Sunday, February 22, 2009

Let's play "connect the dots"

I read these three pieces in today's local paper: Gibbons'[s] budget would kill higher education (here), Drop, drop, drop . . . . (here), and Kill Yucca, then get going on the rest of our problems (here). What links them?

Well, Nevada's economy is pretty awful right now, and as things stand, higher education cuts are poised to bear the brunt of Nevada's attempt to balance the budget (the first piece). Virtually everyone in Nevada is suffering from plummeting housing prices (the second piece). And our local newspapers are still clamoring to get rid of Yucca Mountain (the third piece).

I'm still waiting to read reporting of the millions (possibly billions) of dollars that working with the federal government on envisioning Yucca as a safe place to store waste would have meant (and could still mean) for Nevada. We're talking regular infusions of cash here, plus studies by independent scientists (NOT the same folks who brought above-ground nuclear testing to Nevada in the last century, and who said that such testing was "safe") to make sure that nothing would go in the ground that posed a real risk for Nevadans. We're talking about jobs in Clark County (where Las Vegas is located) and Pahrump (Nye County, near the Yucca Mountain site). We're talking about people who, instead of facing layoffs and possible foreclosures, could pay their bills and keep their houses.

I may be biased, but the idea that Nevada should reject funding from the Federal government during the investigatory phase (the "will Yucca work and be safe?" phase) because it prefers to stick its head in the sand seems a bit short-sighted to me.

My guess is that the newspapers haven't polled Nevadans recently with the following question: would you rather that your state accept some federal funding while Yucca is being debated, or would you prefer to reject federal funding while your economy goes down the tubes?


Jordan Ross, Republican Precinct District Manager, 20th Assembly District said...

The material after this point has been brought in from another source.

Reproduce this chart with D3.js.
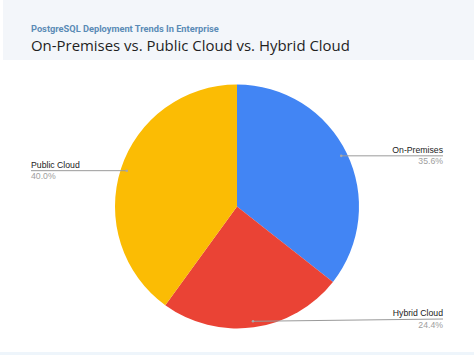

The current budget crisis is a complex one that will not be solved with either a raise taxes across the board solution or conversely, a cut spending across the board approach. Comprehensive budget reform has begun with the establishment of the SAGE Commission, but this process will take several years and in the meantime there will be those in my party who are not happy with any increase in taxation and those in the opposing party who be displeased with any cuts in spending. Legislation is like making sausage and budget legislation more so than any other. The resulting product will satisfy few but grinding everything to a halt will not provide a long term solution. We need to cobble together a budget for the next two years but with the understanding that a comprehensive change in the very nature of how the public sector does business has to occur.

Nancy Rapoport said...

Thanks so much for writing in, and I agree with you--we're stuck between two awful choices, and there's no way that we're going to make everyone happy. I don't envy the difficult decisions that the Legislature is going to have to make. This is a time to avoid playing politics (either party!) and to focusing on what's right for our state in the long run.